Qu’il s’agisse de Gaia la première déesse, la « matière première », ou de Tiamat la babylonienne, la « déesse des premiers temps », en passant par Ishtar, déesse assyro-mésopotamienne de type agraire, qui endosse avec le temps le rôle de « Déesse-Mère », assimilée à toutes les divinités féminines mésopotamiennes. Ishtar, que l’on retrouve peut-être chez les Phéniciens de Tyr sous le nom d’Ashtart, ou à Baalbeck nommée Atargatis, puissante et féconde Déesse-Mère, perçue parfois comme l’épouse du dieu Baal.

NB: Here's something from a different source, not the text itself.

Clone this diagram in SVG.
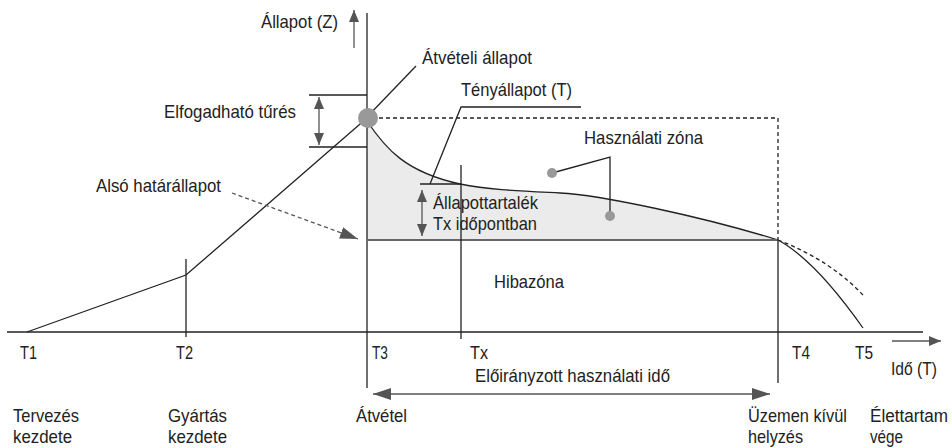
<svg xmlns="http://www.w3.org/2000/svg" width="952" height="448" viewBox="0 0 952 448">
<style>
text{font-family:"Liberation Sans",Arial,sans-serif;font-size:18.5px;fill:#222}
.ln{stroke:#222;stroke-width:1.3;fill:none}
.gr{stroke:#666;stroke-width:2;fill:none}
.ds{stroke:#222;stroke-width:1.3;fill:none;stroke-dasharray:4 3}
.ar{stroke:#555;stroke-width:1.3;fill:none}
.dot{fill:#999}
</style>
<defs>
<marker id="ah" viewBox="0 0 12 10" refX="12" refY="5" markerWidth="12" markerHeight="10" orient="auto-start-reverse" markerUnits="userSpaceOnUse"><path d="M0,0L12,5L0,10Z" fill="#555"/></marker>
<marker id="ahL" viewBox="0 0 18 12" refX="18" refY="6" markerWidth="18" markerHeight="12" orient="auto-start-reverse" markerUnits="userSpaceOnUse"><path d="M0,0L18,6L0,12Z" fill="#555"/></marker>
</defs>
<rect width="952" height="448" fill="#fff"/>

<g id="zones">
<path d="M367,121 C385,148 405,172 460,184 C490,190 520,191 560,193 C600,195 700,216 778,240 L367,240 Z" fill="#ebebeb"/>
</g>

<g id="axes">
<line class="ln" x1="367" y1="13" x2="367" y2="388"/>
<line class="ln" x1="7" y1="332" x2="923" y2="332"/>
<line class="ar" x1="354" y1="48" x2="354" y2="10" marker-end="url(#ah)"/>
<line class="ar" x1="892" y1="341" x2="941" y2="341" marker-end="url(#ah)"/>
</g>

<g id="curves">
<polyline class="ln" points="27,332 186,275 367,118"/>
<path class="ln" d="M367,121 C385,148 405,172 460,184 C490,190 520,191 560,193 C600,195 700,216 778,240"/>
<path class="ln" d="M778,240 Q815,260 863,328"/>
<path class="ds" d="M778,240 Q830,260 863,295"/>
<line class="gr" x1="367" y1="240" x2="778" y2="240"/>
<line class="ds" x1="372" y1="118" x2="778" y2="118"/>
<line class="ds" x1="778" y1="118" x2="778" y2="240"/>
<line class="ln" x1="778" y1="240" x2="778" y2="383"/>
<line class="ln" x1="186" y1="259" x2="186" y2="337"/>
<line class="ln" x1="461" y1="165" x2="461" y2="339"/>
</g>

<g id="connectors">
<line class="ln" x1="367" y1="117" x2="416" y2="66"/>
<polyline class="ln" points="581,107 461,107 430,184"/>
<line class="ln" x1="420" y1="184" x2="461" y2="184"/>
<polyline class="ln" points="552,173 610,157 610,216"/>
<line class="ln" x1="309" y1="95" x2="367" y2="95"/>
<line class="ln" x1="309" y1="147" x2="367" y2="147"/>
<line class="ar" x1="319" y1="97" x2="319" y2="145" marker-start="url(#ah)" marker-end="url(#ah)"/>
<line class="ar" x1="422" y1="190" x2="422" y2="236" marker-start="url(#ah)" marker-end="url(#ah)"/>
<line class="ar" x1="373" y1="394" x2="770" y2="394" marker-start="url(#ahL)" marker-end="url(#ahL)"/>
<line class="ds" style="stroke:#555" x1="232" y1="193" x2="358" y2="239" marker-end="url(#ahL)"/>
</g>

<g id="node-accept"><circle class="dot" cx="368" cy="118" r="10"/></g>
<g id="node-dot1"><circle class="dot" cx="552" cy="173" r="5"/></g>
<g id="node-dot2"><circle class="dot" cx="610" cy="216" r="5"/></g>

<g id="labels">
<text x="261" y="28" textLength="77" lengthAdjust="spacingAndGlyphs">Állapot (Z)</text>
<text x="422" y="64" textLength="110" lengthAdjust="spacingAndGlyphs">Átvételi állapot</text>
<text x="461" y="96" textLength="111" lengthAdjust="spacingAndGlyphs">Tényállapot (T)</text>
<text x="584" y="144" textLength="119" lengthAdjust="spacingAndGlyphs">Használati zóna</text>
<text x="164" y="118" textLength="132" lengthAdjust="spacingAndGlyphs">Elfogadható tűrés</text>
<text x="96" y="192" textLength="125" lengthAdjust="spacingAndGlyphs">Alsó határállapot</text>
<text x="433" y="209" textLength="105" lengthAdjust="spacingAndGlyphs">Állapottartalék</text>
<text x="433" y="230" textLength="104" lengthAdjust="spacingAndGlyphs">Tx időpontban</text>
<text x="494" y="288" textLength="70" lengthAdjust="spacingAndGlyphs">Hibazóna</text>
<text x="475" y="382" textLength="195" lengthAdjust="spacingAndGlyphs">Előirányzott használati idő</text>
<text x="20" y="359" textLength="17" lengthAdjust="spacingAndGlyphs">T1</text>
<text x="176" y="359" textLength="17" lengthAdjust="spacingAndGlyphs">T2</text>
<text x="372" y="359" textLength="16" lengthAdjust="spacingAndGlyphs">T3</text>
<text x="470" y="359" textLength="18" lengthAdjust="spacingAndGlyphs">Tx</text>
<text x="792" y="359" textLength="18" lengthAdjust="spacingAndGlyphs">T4</text>
<text x="855" y="359" textLength="18" lengthAdjust="spacingAndGlyphs">T5</text>
<text x="891" y="375" textLength="46" lengthAdjust="spacingAndGlyphs">Idő (T)</text>
<text x="13" y="422" textLength="66" lengthAdjust="spacingAndGlyphs">Tervezés</text>
<text x="13" y="443" textLength="59" lengthAdjust="spacingAndGlyphs">kezdete</text>
<text x="168" y="422" textLength="59" lengthAdjust="spacingAndGlyphs">Gyártás</text>
<text x="168" y="443" textLength="59" lengthAdjust="spacingAndGlyphs">kezdete</text>
<text x="356" y="422" textLength="51" lengthAdjust="spacingAndGlyphs">Átvétel</text>
<text x="748" y="422" textLength="99" lengthAdjust="spacingAndGlyphs">Üzemen kívül</text>
<text x="748" y="443" textLength="55" lengthAdjust="spacingAndGlyphs">helyzés</text>
<text x="870" y="422" style="font-size:17.5px" textLength="78" lengthAdjust="spacingAndGlyphs">Élettartam</text>
<text x="870" y="443" textLength="33" lengthAdjust="spacingAndGlyphs">vége</text>
</g>
</svg>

Sans oublier Baalat (Astarté), vénérée à Byblos pour être la Déesse-Mère, qui prodigue l’amour, la fécondité, la maternité, la fertilité…, ou Elat (Ashtart) de Sidon.

De plus en allant plus loin au sud de cette zone proche-orientale, et parce que les temps sont encore très anciens, nous voulons aussi considérer Isis l’égyptienne. Sœur et femme d’Osiris, dont elle reconstitue le corps après qu’il ait été découpé par leur frère en quatorze morceaux, elle aura de lui un fils appelé Horus. Symbole de la féminité, Isis donne lieu à un culte qui ira bien au-delà des frontières de l’Egypte pour investir le monde grec puis le monde romain. Et il semblerait que ce soit moins les intellectuels de l’époque que la piété populaire qui ait permis la grande diffusion de ce culte. On donnera ainsi a Isis plusieurs noms, comme « la Mère des étoiles » ou « la Procréatrice universelle ».

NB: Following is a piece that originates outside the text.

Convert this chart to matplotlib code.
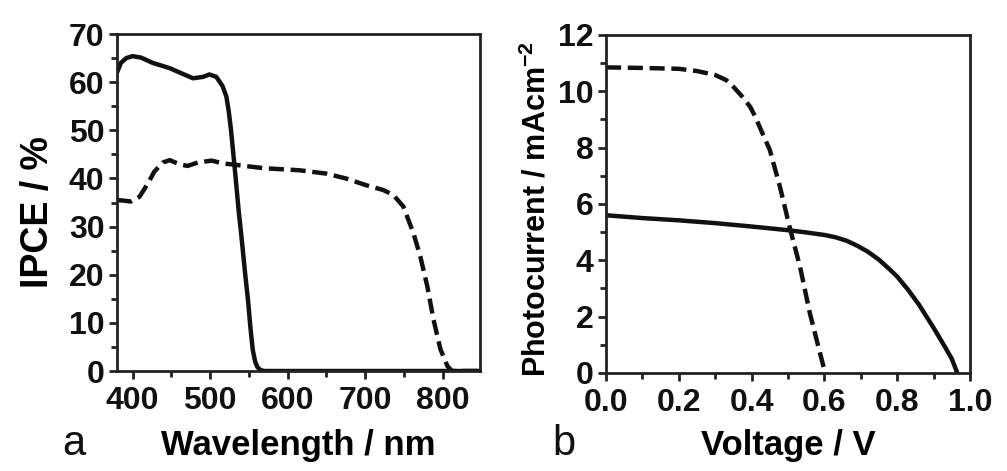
import matplotlib
matplotlib.use("Agg")
import matplotlib.pyplot as plt
from matplotlib.ticker import MultipleLocator

plt.rcParams['font.family'] = ['Liberation Sans', 'DejaVu Sans']
plt.rcParams['font.weight'] = 'bold'
plt.rcParams['axes.labelweight'] = 'bold'
plt.rcParams['mathtext.fontset'] = 'custom'
plt.rcParams['mathtext.rm'] = 'Liberation Sans:bold'
plt.rcParams['mathtext.bf'] = 'Liberation Sans:bold'
plt.rcParams['mathtext.default'] = 'bf'

# panel a: IPCE spectra
wl_solid = [380, 385, 392, 400, 411, 426, 448, 465, 478, 491, 499, 508, 516, 521, 524,
            527, 530, 533, 537, 540, 545, 549, 552, 555, 558, 561, 565, 570, 700, 848]
ipce_solid = [62.0, 64.0, 65.0, 65.4, 65.1, 64.0, 62.9, 61.7, 60.8, 61.1, 61.6, 61.1, 59.2, 57.0, 54.0,
              50.0, 45.0, 40.0, 33.0, 28.6, 20.5, 14.5, 9.0, 4.4, 2.0, 0.8, 0.2, 0.0, 0.0, 0.0]

wl_dash = [380, 388, 398, 409, 420, 428, 439, 448, 461, 471, 484, 502, 517, 529, 560, 572,
           615, 650, 675, 701, 723, 736, 749, 762, 771, 780, 788, 797, 806, 812, 848]
ipce_dash = [35.5, 35.4, 35.2, 36.2, 39.0, 41.4, 43.3, 43.8, 42.9, 42.6, 43.3, 43.7, 43.1, 42.9, 42.3, 42.1,
             41.7, 41.0, 40.0, 38.6, 37.6, 36.6, 34.2, 28.7, 23.8, 17.6, 10.7, 4.5, 1.0, 0.0, 0.0]

# panel b: J-V curves
v_solid = [0.0, 0.1, 0.2, 0.3, 0.4, 0.5, 0.55, 0.6, 0.63, 0.66, 0.69, 0.72, 0.75, 0.78,
           0.8, 0.83, 0.86, 0.9, 0.93, 0.95, 0.965]
j_solid = [5.6, 5.5, 5.42, 5.32, 5.2, 5.07, 4.99, 4.9, 4.82, 4.7, 4.52, 4.3, 4.02, 3.67,
           3.42, 2.95, 2.42, 1.6, 0.95, 0.5, 0.0]

v_dash = [0.0, 0.1, 0.2, 0.25, 0.3, 0.33, 0.35, 0.375, 0.396, 0.41, 0.43, 0.45, 0.478, 0.505,
          0.533, 0.56, 0.588, 0.602]
j_dash = [10.85, 10.83, 10.8, 10.72, 10.58, 10.4, 10.16, 9.8, 9.45, 9.1, 8.5, 7.92, 6.6, 5.15,
          3.77, 2.12, 0.7, 0.0]

ink = '#111111'
dash = (0, (3.4, 1.5))

fig = plt.figure(figsize=(10.07, 4.71), dpi=100)
ax1 = fig.add_axes([0.1162, 0.2123, 0.3605, 0.7155])
ax2 = fig.add_axes([0.6018, 0.2081, 0.3615, 0.7176])

ax1.plot(wl_solid, ipce_solid, color=ink, lw=3.2, solid_capstyle='round', solid_joinstyle='round')
ax1.plot(wl_dash, ipce_dash, color=ink, lw=3.2, ls=dash)
ax1.set_xlim(380, 848)
ax1.set_ylim(0, 70)
ax1.xaxis.set_major_locator(MultipleLocator(100))
ax1.xaxis.set_minor_locator(MultipleLocator(50))
ax1.yaxis.set_major_locator(MultipleLocator(10))
ax1.yaxis.set_minor_locator(MultipleLocator(5))
ax1.set_xlabel('Wavelength / nm', fontsize=25, fontweight='bold', va='center')
ax1.set_ylabel('IPCE / %', fontsize=27, fontweight='bold', va='center')
ax1.xaxis.set_label_coords(0.5, -0.22)
ax1.yaxis.set_label_coords(-0.218, 0.473)

ax2.plot(v_solid, j_solid, color=ink, lw=3.2, solid_capstyle='round', solid_joinstyle='round')
ax2.plot(v_dash, j_dash, color=ink, lw=3.2, ls=dash)
ax2.set_xlim(0, 1.0)
ax2.set_ylim(0, 12)
ax2.xaxis.set_major_locator(MultipleLocator(0.2))
ax2.xaxis.set_minor_locator(MultipleLocator(0.1))
ax2.yaxis.set_major_locator(MultipleLocator(2))
ax2.yaxis.set_minor_locator(MultipleLocator(1))
ax2.xaxis.set_major_formatter(plt.FuncFormatter(lambda v, p: f'{v:.1f}'))
ax2.set_xlabel('Voltage / V', fontsize=25, fontweight='bold', va='center')
ax2.set_ylabel(r'Photocurrent / mAcm$^{-2}$', fontsize=22, fontweight='bold', va='center')
ax2.xaxis.set_label_coords(0.5, -0.216)
ax2.yaxis.set_label_coords(-0.19, 0.485)

for ax in (ax1, ax2):
    for s in ax.spines.values():
        s.set_linewidth(2.0)
        s.set_color('#222222')
    ax.tick_params(which='major', direction='out', length=6, width=2, labelsize=23,
                   top=False, right=False, pad=3, colors='#222222', labelcolor='#111111')
    ax.tick_params(axis='x', which='major', pad=5)
    ax.tick_params(which='minor', direction='out', length=4, width=2,
                   top=False, right=False, colors='#222222')
    for lab in ax.get_xticklabels() + ax.get_yticklabels():
        lab.set_fontweight('bold')

fig.text(74 / 1007, 1 - 455 / 471, 'a', fontsize=30, fontweight='normal', ha='center', va='baseline', color=ink)
fig.text(564 / 1007, 1 - 455 / 471, 'b', fontsize=30, fontweight='normal', ha='center', va='baseline', color=ink)

fig.savefig('out.png', dpi=100, facecolor='white')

La force d’impact de cette « super-déesse » – car elle sera évoquée jusque pendant les croisades comme une possible image originelle qui aurait présidé à la création de la Vierge allaitante (Maria lactans) et de celle des Vierges Noire – est telle, semble-t-il, qu’Isis s’intègre à la cosmogonie de populations lettrées, intellectuelles et savantes, qui constitueront les ferments culturels des mondes modernes monothéistes. De ce fait, et au-delà de toutes les divinités déjà citées, elle est peut-être celle à considérer comme la représentation par laquelle la transition serait possible à imaginer, comme l’un des « chaînons manquants » entre des cultes archaïques dédiés à des idoles multiples et un monothéisme, hébraïque d’abord puis christianisé, qui redonne ainsi à une figure féminine essentielle le rôle de Mère du Divin, puis de Mère de l’humanité. Comme la reconnaissance malgré tout de la « puissance symbolique de la Vierge-Mère en tant que figure féminine idéale ». La Vierge à l’Enfant nous apparaît alors comme un point d’orgue réunissant la Mère de Dieu et la Mère des hommes.